Conclusion of the Court
The U.S. District Court for the Northern District of Illinois ultimately ruled in favor of Nike by granting its motion to strike McDavid's supplemental expert reports. The court found that McDavid's arguments lacked sufficient justification for the delays in disclosure, which were detrimental to Nike's ability to prepare for trial. The decision served as a reminder of the necessity for parties in patent litigation to adhere strictly to disclosure requirements to prevent prejudice and ensure a fair trial. The court's ruling underscored the expectation that parties maintain transparency throughout the litigation process, particularly regarding expert opinions that can significantly shape the outcome of the case. As a result, the struck reports would not be considered as evidence at trial, reinforcing the court's commitment to fair procedural standards.

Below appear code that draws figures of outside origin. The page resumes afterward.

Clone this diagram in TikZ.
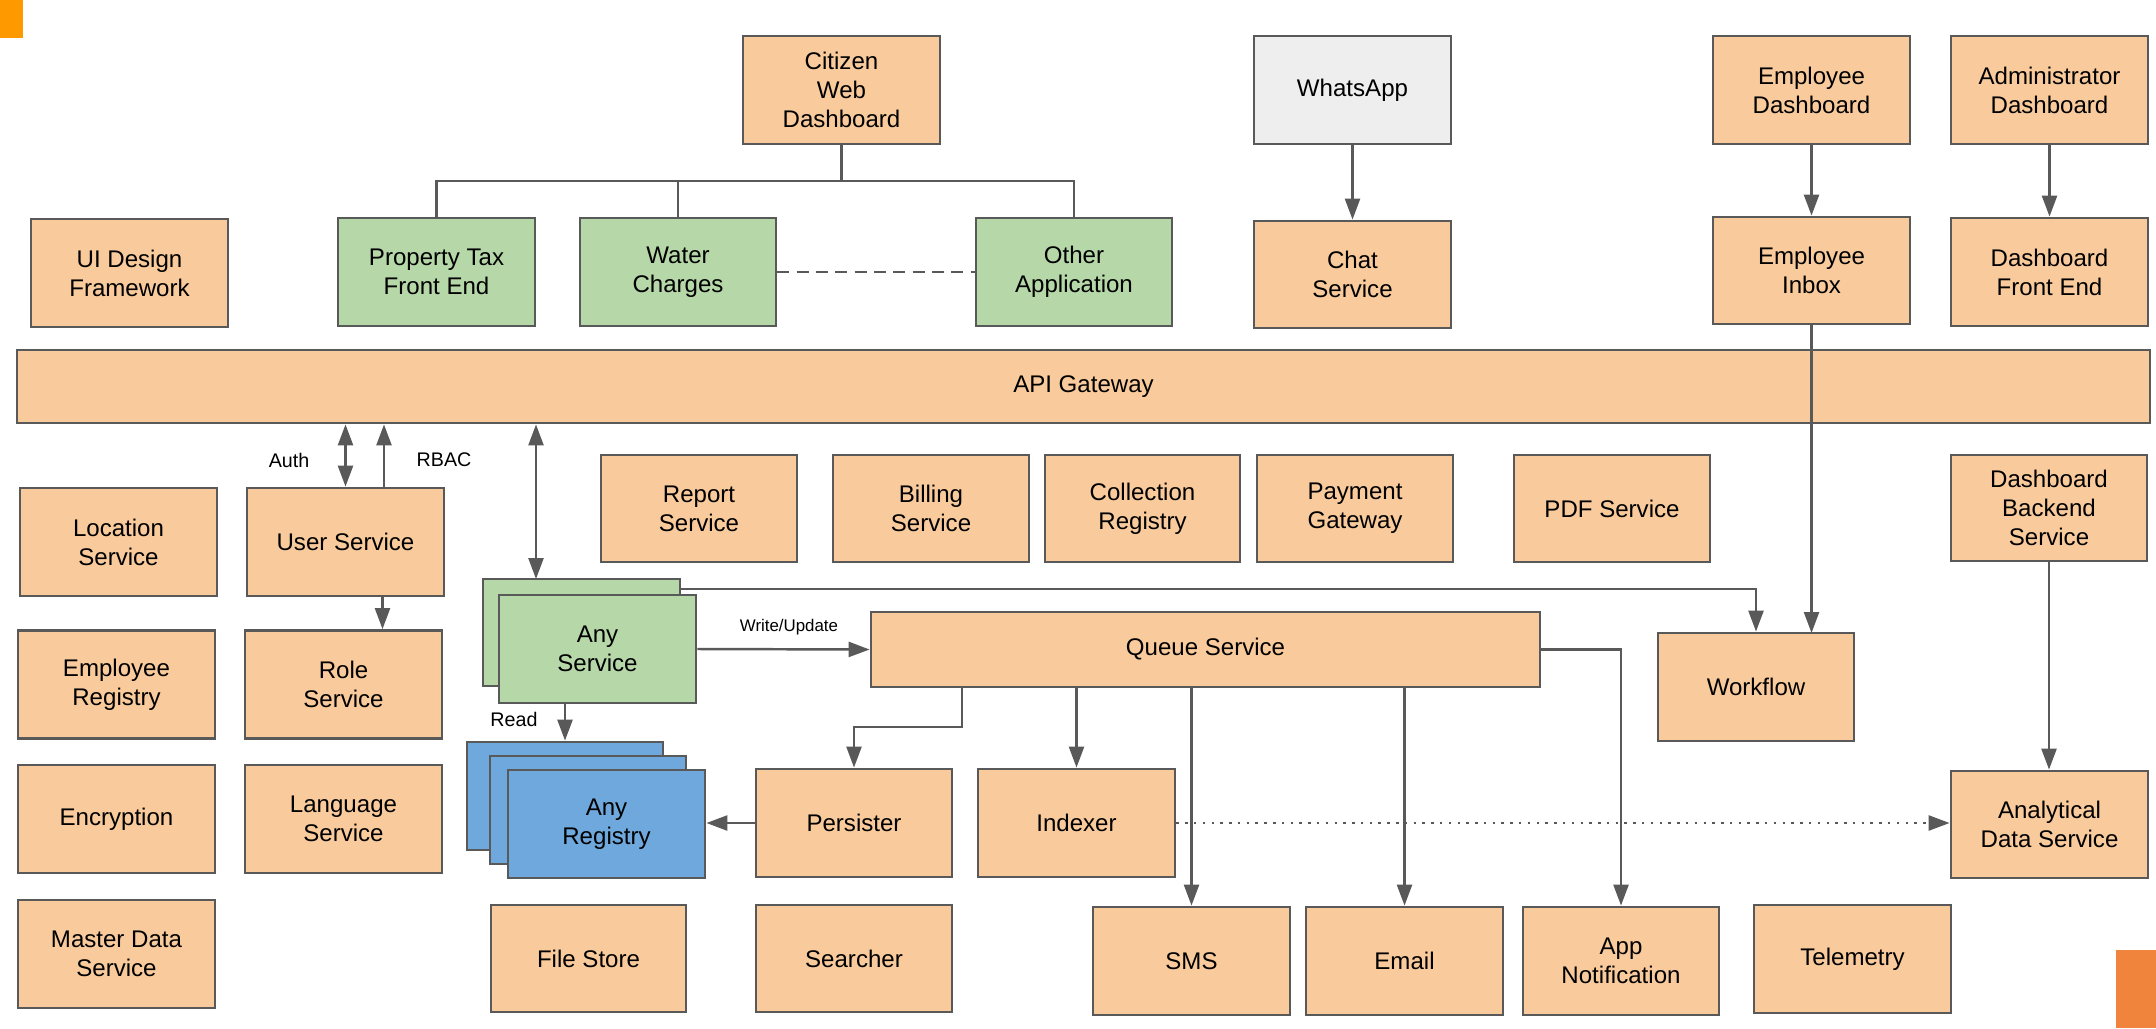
\documentclass[tikz,border=0pt]{standalone}
\usepackage{fontspec}
\setmainfont{Liberation Sans}
\usetikzlibrary{arrows.meta,calc}

\definecolor{peach}{HTML}{F9CB9C}
\definecolor{greenf}{HTML}{B6D7A8}
\definecolor{bluef}{HTML}{6FA8DC}
\definecolor{greyf}{HTML}{EEEEEE}
\definecolor{lineg}{HTML}{595959}
\definecolor{cornerA}{HTML}{FF9900}
\definecolor{cornerB}{HTML}{F0843C}

\newcommand{\nodefont}{\fontsize{13.7}{16.5}\selectfont}
\newcommand{\lblfont}{\fontsize{11.2}{13}\selectfont}
\newcommand{\smallfont}{\fontsize{9.6}{11}\selectfont}

\tikzset{
  box/.style={draw=lineg, line width=1.6pt, fill=peach, align=center,
              font=\nodefont, inner sep=0pt},
  wh/.style 2 args={minimum width=#1*0.02cm, minimum height=#2*0.02cm},
  greenbox/.style={box, fill=greenf},
  bluebox/.style={box, fill=bluef},
  greybox/.style={box, fill=greyf},
  conn/.style={draw=lineg, line width=1.4pt},
  tip/.tip={Triangle[length=0.42cm,width=0.30cm]},
  arr/.style={conn, -tip},
  darr/.style={conn, tip-tip},
  lbl/.style={font=\lblfont, inner sep=0pt},
}

\begin{document}
\begin{tikzpicture}[x=0.02cm, y=-0.02cm]
\useasboundingbox (0,0) rectangle (2156,1028);

% corner markers
\fill[cornerA] (0,0) rectangle (23,38);
\fill[cornerB] (2116,950) rectangle (2156,1028);

% ---- top row: dashboards and channels
\node[box, wh={197}{108}] (cwd) at (841.5,90) {Citizen\\Web\\Dashboard};
\node[greybox, wh={197}{108}] (wa) at (1352.5,90) {WhatsApp};
\node[box, wh={197}{108}] (edash) at (1811.5,90) {Employee\\Dashboard};
\node[box, wh={197}{108}] (adash) at (2049.5,90) {Administrator\\Dashboard};

% ---- front ends
\node[box, wh={197}{108}] (ui) at (129.5,273) {UI Design\\Framework};
\node[greenbox, wh={197}{108}] (ptax) at (436.5,272) {Property Tax\\Front End};
\node[greenbox, wh={196}{108}] (water) at (678,272) {Water\\Charges};
\node[greenbox, wh={196}{108}] (other) at (1074,272) {Other\\Application};
\node[box, wh={197}{107}] (chat) at (1352.5,274.5) {Chat\\Service};
\node[box, wh={197}{107}] (einbox) at (1811.5,270.5) {Employee\\Inbox};
\node[box, wh={197}{108}] (dfe) at (2049.5,272) {Dashboard\\Front End};

% ---- gateway
\node[box, wh={2133}{73}] (api) at (1083.5,386.5) {API Gateway};

% ---- platform services, left columns
\node[box, wh={197}{108}] (loc) at (118.5,542) {Location\\Service};
\node[box, wh={197}{108}] (user) at (345.5,542) {User Service};
\node[box, wh={197}{108}] (ereg) at (116.5,684.5) {Employee\\Registry};
\node[box, wh={197}{108}] (role) at (343.5,684.5) {Role\\Service};
\node[box, wh={197}{108}] (enc) at (116.5,819) {Encryption};
\node[box, wh={197}{108}] (lang) at (343.5,819) {Language\\Service};
\node[box, wh={197}{108}] (mds) at (116.5,954) {Master Data\\Service};

% ---- business services row
\node[box, wh={196}{107}] (report) at (699,508.5) {Report\\Service};
\node[box, wh={196}{107}] (billing) at (931,508.5) {Billing\\Service};
\node[box, wh={195}{107}] (collection) at (1142.5,508.5) {Collection\\Registry};
\node[box, wh={196}{107}] (payment) at (1355,508.5) {Payment\\Gateway};
\node[box, wh={196}{107}] (pdf) at (1612,508.5) {PDF Service};
\node[box, wh={196}{106}] (dbs) at (2049,508) {Dashboard\\Backend\\Service};

% ---- any service (stacked)
\node[greenbox, wh={197}{107}] (anyback) at (581.5,632.5) {};
\node[greenbox, wh={197}{108}] (anysvc) at (597.5,649) {Any\\Service};

% ---- any registry (stacked)
\node[bluebox, wh={196}{108}] (regback) at (565,796) {};
\node[bluebox, wh={196}{108}] (regmid) at (588,810) {};
\node[bluebox, wh={197}{108}] (regfront) at (606.5,824) {Any\\Registry};

% ---- queue and consumers
\node[box, wh={669}{75}] (queue) at (1205.5,649.5) {Queue Service};
\node[box, wh={196}{108}] (workflow) at (1756,687) {Workflow};
\node[box, wh={196}{108}] (persister) at (854,823) {Persister};
\node[box, wh={197}{108}] (indexer) at (1076.5,823) {Indexer};
\node[box, wh={197}{107}] (ads) at (2049.5,824.5) {Analytical\\Data Service};

% ---- bottom row
\node[box, wh={195}{107}] (filestore) at (588.5,958.5) {File Store};
\node[box, wh={196}{107}] (searcher) at (854,958.5) {Searcher};
\node[box, wh={197}{108}] (sms) at (1191.5,961) {SMS};
\node[box, wh={197}{108}] (email) at (1404.5,961) {Email};
\node[box, wh={196}{108}] (appnotif) at (1621,961) {App\\Notification};
\node[box, wh={197}{108}] (telemetry) at (1852.5,959) {Telemetry};

% ---- connectors: citizen dashboard tree
\coordinate (bus) at (841.5,181);
\draw[conn] (cwd.south) -- (bus);
\draw[conn] (bus) -| (ptax.north);
\draw[conn] (bus) -| (water.north);
\draw[conn] (bus) -| (other.north);
\draw[conn, dash pattern=on 6.8pt off 4.2pt] (water.east) -- (other.west);

% ---- top arrows
\draw[arr] (wa.south) -- (chat.north);
\draw[arr] (edash.south) -- (einbox.north);
\draw[arr] (adash.south) -- (dfe.north);

% ---- user service links
\coordinate (rbac) at (384,488);
\coordinate (usrole) at (382.5,596);
\draw[darr] (user.north) -- (user.north |- api.south);
\draw[arr] (rbac) -- (rbac |- api.south);
\draw[arr] (usrole) -- (usrole |- role.north);
\node[lbl] (authlbl) at (289,460) {Auth};
\node[lbl] (rbaclbl) at (444,460) {RBAC};

% ---- gateway to any service
\coordinate (gwany) at (536,579);
\draw[darr] (gwany |- api.south) -- (gwany);

% ---- any service links
\draw[arr] (anysvc.east) -- (queue.west);
\node[font=\smallfont, inner sep=0pt] (wulbl) at (789,627) {Write/Update};
\draw[arr] (regback.north |- anysvc.south) -- (regback.north);
\node[lbl] (readlbl) at (514,719) {Read};
\coordinate (anywf) at (680,589);
\draw[arr] (anywf) -| (workflow.north);
\coordinate (inboxwf) at (1811.5,633);
\draw[arr] (einbox.south) -- (inboxwf);

% ---- queue fan-out
\coordinate (qpers) at (962,687);
\draw[arr] (qpers) -- (962,727) -| (persister.north);
\draw[arr] (indexer.north |- queue.south) -- (indexer.north);
\draw[arr] (sms.north |- queue.south) -- (sms.north);
\draw[arr] (email.north |- queue.south) -- (email.north);
\draw[arr] (queue.east) -| (appnotif.north);

% ---- persistence and analytics
\draw[arr] (persister.west) -- (regfront.east |- persister.west);
\draw[arr] (dbs.south) -- (dbs.south |- ads.north);
\draw[arr, dash pattern=on 1.4pt off 3.6pt] (indexer.east) -- (ads.west |- indexer.east);

\end{tikzpicture}
\end{document}
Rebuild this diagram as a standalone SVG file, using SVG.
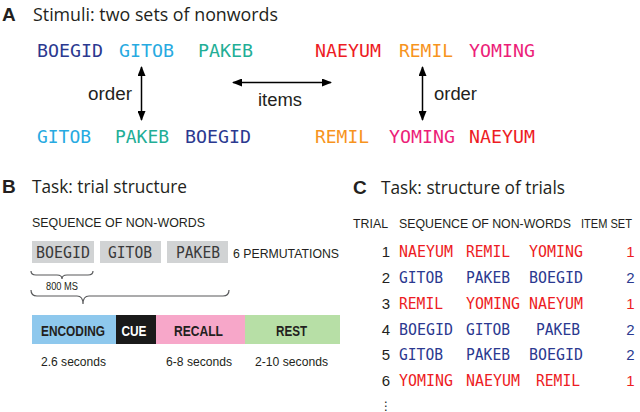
<svg xmlns="http://www.w3.org/2000/svg" width="640" height="412" viewBox="0 0 640 412">
<style>
text{font-family:"Liberation Sans",Arial,sans-serif;fill:#231f20}
.title{font-family:"Open Sans","Liberation Sans",sans-serif;font-size:19px}
.letter{font-family:"Liberation Sans",Arial,sans-serif;font-weight:bold;font-size:19px}
.mA{font-family:"DejaVu Sans Mono",monospace;font-size:18.3px}
.mB{font-family:"DejaVu Sans Mono",monospace;font-size:15px}
.lab{font-size:17.5px}
.cap{font-size:13px}
.bar{font-weight:bold;font-size:15px}
.num{font-size:15px}
.navy{fill:#2b3990}.cyan{fill:#27aae1}.teal{fill:#22ae96}
.red{fill:#ed1c24}.orange{fill:#f7941d}.mag{fill:#ec1e79}
.box{fill:#d1d3d4}
.brace{fill:none;stroke:#58595b;stroke-width:1.2}
.arrow{stroke:#000;stroke-width:1.5;fill:none}
</style>
<defs>
<marker id="ah" viewBox="0 0 10 8" refX="9" refY="4" markerWidth="10" markerHeight="8" markerUnits="userSpaceOnUse" orient="auto-start-reverse">
<path d="M0,0 L10,4 L0,8 z" fill="#000"/>
</marker>
</defs>

<!-- Panel A -->
<g id="panelA-title">
<text class="letter" x="2" y="21">A</text>
<text class="title" x="33" y="21" textLength="245" lengthAdjust="spacingAndGlyphs">Stimuli: two sets of nonwords</text>
</g>
<g id="set2-row1">
<text class="mA navy" x="37" y="57" textLength="66" lengthAdjust="spacingAndGlyphs">BOEGID</text>
<text class="mA cyan" x="119" y="57" textLength="55" lengthAdjust="spacingAndGlyphs">GITOB</text>
<text class="mA teal" x="198" y="57" textLength="55" lengthAdjust="spacingAndGlyphs">PAKEB</text>
</g>
<g id="set1-row1">
<text class="mA red" x="315" y="57" textLength="66" lengthAdjust="spacingAndGlyphs">NAEYUM</text>
<text class="mA orange" x="399" y="57" textLength="54" lengthAdjust="spacingAndGlyphs">REMIL</text>
<text class="mA mag" x="469" y="57" textLength="66" lengthAdjust="spacingAndGlyphs">YOMING</text>
</g>
<g id="set2-row2">
<text class="mA cyan" x="37" y="143" textLength="54" lengthAdjust="spacingAndGlyphs">GITOB</text>
<text class="mA teal" x="115" y="143" textLength="54" lengthAdjust="spacingAndGlyphs">PAKEB</text>
<text class="mA navy" x="185" y="143" textLength="66" lengthAdjust="spacingAndGlyphs">BOEGID</text>
</g>
<g id="set1-row2">
<text class="mA orange" x="315" y="143" textLength="54" lengthAdjust="spacingAndGlyphs">REMIL</text>
<text class="mA mag" x="389" y="143" textLength="66" lengthAdjust="spacingAndGlyphs">YOMING</text>
<text class="mA red" x="469" y="143" textLength="66" lengthAdjust="spacingAndGlyphs">NAEYUM</text>
</g>
<g id="connectors">
<line class="arrow" x1="141.5" y1="67" x2="141.5" y2="120" marker-start="url(#ah)" marker-end="url(#ah)"/>
<line class="arrow" x1="233" y1="82.5" x2="331" y2="82.5" marker-start="url(#ah)" marker-end="url(#ah)"/>
<line class="arrow" x1="422.5" y1="67" x2="422.5" y2="120" marker-start="url(#ah)" marker-end="url(#ah)"/>
</g>
<g id="arrow-labels">
<text class="lab" x="88" y="100" textLength="44" lengthAdjust="spacingAndGlyphs">order</text>
<text class="lab" x="258" y="106" textLength="44" lengthAdjust="spacingAndGlyphs">items</text>
<text class="lab" x="434" y="100" textLength="43" lengthAdjust="spacingAndGlyphs">order</text>
</g>

<!-- Panel B -->
<g id="panelB-title">
<text class="letter" x="2" y="193">B</text>
<text class="title" x="32" y="193" textLength="155" lengthAdjust="spacingAndGlyphs">Task: trial structure</text>
</g>
<g id="seq-label">
<text class="cap" x="32" y="227" textLength="173" lengthAdjust="spacingAndGlyphs">SEQUENCE OF NON-WORDS</text>
</g>
<g id="word-boxes">
<rect class="box" x="32" y="241" width="62" height="22"/>
<rect class="box" x="100" y="241" width="61" height="22"/>
<rect class="box" x="167" y="241" width="61" height="22"/>
<text class="mB" x="36" y="258" style="fill:#3a3a3a" textLength="54" lengthAdjust="spacingAndGlyphs">BOEGID</text>
<text class="mB" x="108" y="258" style="fill:#3a3a3a" textLength="44" lengthAdjust="spacingAndGlyphs">GITOB</text>
<text class="mB" x="176" y="258" style="fill:#3a3a3a" textLength="44" lengthAdjust="spacingAndGlyphs">PAKEB</text>
<text class="cap" x="233" y="258" textLength="106" lengthAdjust="spacingAndGlyphs">6 PERMUTATIONS</text>
</g>
<g id="braces">
<path class="brace" d="M31,271 Q31,275 36,275 L57,275 Q62,275 62,279 Q62,275 67,275 L88,275 Q93,275 93,271"/>
<text x="46" y="290" style="font-size:10px" textLength="32" lengthAdjust="spacingAndGlyphs">800 MS</text>
<path class="brace" d="M31,290 Q31,296 37,296 L77,296 Q83,296 83,304 Q83,296 89,296 L223,296 Q229,296 229,290"/>
</g>
<g id="trial-bar">
<rect x="32" y="315" width="84.5" height="29" fill="#8ec8ed"/>
<rect x="116" y="315" width="40.5" height="29" fill="#1a1a1a"/>
<rect x="156" y="315" width="89.5" height="29" fill="#f7a7c9"/>
<rect x="245" y="315" width="95" height="29" fill="#b7dfa6"/>
<text class="bar" x="41" y="336" textLength="64" lengthAdjust="spacingAndGlyphs">ENCODING</text>
<text class="bar" x="121.5" y="336" style="fill:#fff" textLength="25" lengthAdjust="spacingAndGlyphs">CUE</text>
<text class="bar" x="174" y="336" textLength="49" lengthAdjust="spacingAndGlyphs">RECALL</text>
<text class="bar" x="276" y="336" textLength="31" lengthAdjust="spacingAndGlyphs">REST</text>
</g>
<g id="durations">
<text x="41" y="365.5" style="font-size:13.5px" textLength="65" lengthAdjust="spacingAndGlyphs">2.6 seconds</text>
<text x="166" y="365.5" style="font-size:13.5px" textLength="66" lengthAdjust="spacingAndGlyphs">6-8 seconds</text>
<text x="255" y="365.5" style="font-size:13.5px" textLength="73" lengthAdjust="spacingAndGlyphs">2-10 seconds</text>
</g>

<!-- Panel C -->
<g id="panelC-title">
<text class="letter" x="353" y="194">C</text>
<text class="title" x="381" y="194" textLength="184" lengthAdjust="spacingAndGlyphs">Task: structure of trials</text>
</g>
<g id="table-header">
<text class="cap" x="353" y="228" textLength="35" lengthAdjust="spacingAndGlyphs">TRIAL</text>
<text class="cap" x="399" y="228" textLength="172" lengthAdjust="spacingAndGlyphs">SEQUENCE OF NON-WORDS</text>
<text class="cap" x="581" y="228" textLength="51" lengthAdjust="spacingAndGlyphs">ITEM SET</text>
</g>
<g id="trial-rows">
<g id="trial1">
<text class="num" x="390" y="257" text-anchor="end">1</text>
<text class="mB red" x="399" y="257" textLength="54" lengthAdjust="spacingAndGlyphs">NAEYUM</text>
<text class="mB red" x="466" y="257" textLength="44" lengthAdjust="spacingAndGlyphs">REMIL</text>
<text class="mB red" x="529" y="257" textLength="54" lengthAdjust="spacingAndGlyphs">YOMING</text>
<text class="num red" x="630.5" y="257" text-anchor="middle">1</text>
</g>
<g id="trial2">
<text class="num" x="390" y="283" text-anchor="end">2</text>
<text class="mB navy" x="399" y="283" textLength="44" lengthAdjust="spacingAndGlyphs">GITOB</text>
<text class="mB navy" x="466" y="283" textLength="44" lengthAdjust="spacingAndGlyphs">PAKEB</text>
<text class="mB navy" x="529" y="283" textLength="54" lengthAdjust="spacingAndGlyphs">BOEGID</text>
<text class="num navy" x="630.5" y="283" text-anchor="middle">2</text>
</g>
<g id="trial3">
<text class="num" x="390" y="308.5" text-anchor="end">3</text>
<text class="mB red" x="399" y="308.5" textLength="44" lengthAdjust="spacingAndGlyphs">REMIL</text>
<text class="mB red" x="466" y="308.5" textLength="54" lengthAdjust="spacingAndGlyphs">YOMING</text>
<text class="mB red" x="529" y="308.5" textLength="54" lengthAdjust="spacingAndGlyphs">NAEYUM</text>
<text class="num red" x="630.5" y="308.5" text-anchor="middle">1</text>
</g>
<g id="trial4">
<text class="num" x="390" y="334.5" text-anchor="end">4</text>
<text class="mB navy" x="399" y="334.5" textLength="54" lengthAdjust="spacingAndGlyphs">BOEGID</text>
<text class="mB navy" x="466" y="334.5" textLength="44" lengthAdjust="spacingAndGlyphs">GITOB</text>
<text class="mB navy" x="536" y="334.5" textLength="44" lengthAdjust="spacingAndGlyphs">PAKEB</text>
<text class="num navy" x="630.5" y="334.5" text-anchor="middle">2</text>
</g>
<g id="trial5">
<text class="num" x="390" y="360" text-anchor="end">5</text>
<text class="mB navy" x="399" y="360" textLength="44" lengthAdjust="spacingAndGlyphs">GITOB</text>
<text class="mB navy" x="466" y="360" textLength="44" lengthAdjust="spacingAndGlyphs">PAKEB</text>
<text class="mB navy" x="529" y="360" textLength="54" lengthAdjust="spacingAndGlyphs">BOEGID</text>
<text class="num navy" x="630.5" y="360" text-anchor="middle">2</text>
</g>
<g id="trial6">
<text class="num" x="390" y="386" text-anchor="end">6</text>
<text class="mB red" x="399" y="386" textLength="54" lengthAdjust="spacingAndGlyphs">YOMING</text>
<text class="mB red" x="466" y="386" textLength="54" lengthAdjust="spacingAndGlyphs">NAEYUM</text>
<text class="mB red" x="536" y="386" textLength="44" lengthAdjust="spacingAndGlyphs">REMIL</text>
<text class="num red" x="630.5" y="386" text-anchor="middle">1</text>
</g>
<text x="386" y="410" text-anchor="middle" style="font-family:'DejaVu Sans',sans-serif;font-size:12px">⋮</text>
</g>
</svg>
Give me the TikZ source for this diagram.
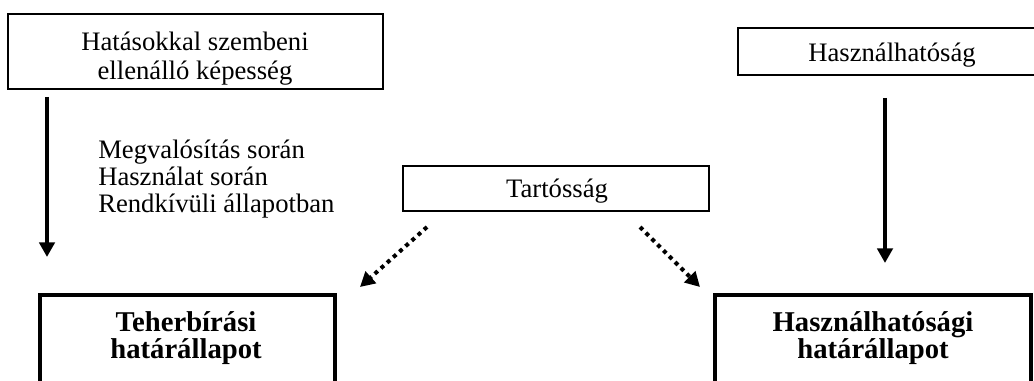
\documentclass[tikz,border=0pt]{standalone}
\usepackage{fontspec}
\setmainfont{Liberation Serif}
\usetikzlibrary{arrows.meta}
\begin{document}
\begin{tikzpicture}[x=0.75pt,y=-0.75pt,
  thinbox/.style={draw=black,line width=1.1pt,inner sep=0pt,fill=white},
  thickbox/.style={draw=black,line width=3pt,inner sep=0pt,fill=white},
  txt/.style={anchor=base,inner sep=0pt,font=\fontsize{20}{20.5}\selectfont},
  boldtxt/.style={anchor=base,inner sep=0pt,font=\fontsize{21.5}{20}\selectfont\bfseries},
  solidarrow/.style={line width=3.3pt,-{Triangle[length=11pt,width=11.5pt]}},
  dotarrow/.style={line width=3pt,dash pattern=on 3pt off 3.2pt,-{Triangle[length=11pt,width=11.5pt]}}
]
\useasboundingbox (0,0) rectangle (1034,381);
\clip (0,0) rectangle (1034,381);
\fill[white] (0,0) rectangle (1034,381);

% boxes
\node[thinbox,minimum width=281.25pt,minimum height=56.25pt] (hatas) at (195.5,51.5) {};
\node[txt] (hatastxt) at (195,51) {\begin{tabular}[t]{@{}c@{}}Hatásokkal szembeni\\[0.8pt]ellenálló képesség\end{tabular}};

\node[thinbox,minimum width=230.25pt,minimum height=35.25pt] (haszn) at (891.5,51.5) {};
\node[txt] (haszntxt) at (892,62) {Használhatóság};

\node[thinbox,minimum width=229.5pt,minimum height=33.75pt] (tart) at (556,188.5) {};
\node[txt] (tarttxt) at (557,197) {Tartósság};

\node[thickbox,minimum width=221.25pt,minimum height=78.75pt] (teher) at (187.5,347.5) {};
\node[boldtxt] (tehertxt) at (186,331) {\begin{tabular}[t]{@{}c@{}}Teherbírási\\határállapot\end{tabular}};

\node[thickbox,minimum width=237pt,minimum height=78.75pt] (hhat) at (873,347.5) {};
\node[boldtxt] (hhattxt) at (873,331) {\begin{tabular}[t]{@{}c@{}}Használhatósági\\határállapot\end{tabular}};

% side label
\node[txt,anchor=base west] (megval) at (98,158) {\begin{tabular}[t]{@{}l@{}}Megvalósítás során\\Használat során\\Rendkívüli állapotban\end{tabular}};

% arrow end points
\coordinate (a1s) at (47,97);
\coordinate (a1e) at (47,257);
\coordinate (a2s) at (885,98);
\coordinate (a2e) at (885,263);
\coordinate (d1s) at (427,227);
\coordinate (d1e) at (360,287);
\coordinate (d2s) at (640,227);
\coordinate (d2e) at (700,287);

\draw[solidarrow] (a1s) -- (a1e);
\draw[solidarrow] (a2s) -- (a2e);
\draw[dotarrow] (d1s) -- (d1e);
\draw[dotarrow] (d2s) -- (d2e);
\end{tikzpicture}
\end{document}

Legal Standards on Expert Disclosures
The court cited Federal Rule of Civil Procedure 26, which mandates the timely disclosure of expert reports and any necessary updates. Under Rule 26(e)(1), parties must supplement their disclosures in a timely manner when they learn that their initial disclosures are incomplete or incorrect. The court noted that the failure to disclose required information without substantial justification could lead to severe sanctions under Rule 37, including the exclusion of evidence at trial. The Seventh Circuit's precedent indicated that the burden was on the sanctioned party to prove that their failure to comply with disclosure rules was either justified or harmless. The court's reasoning rested on the established legal framework that emphasizes the importance of transparency and the avoidance of surprise, particularly in complex patent litigation, where expert opinions can significantly influence the case's outcome.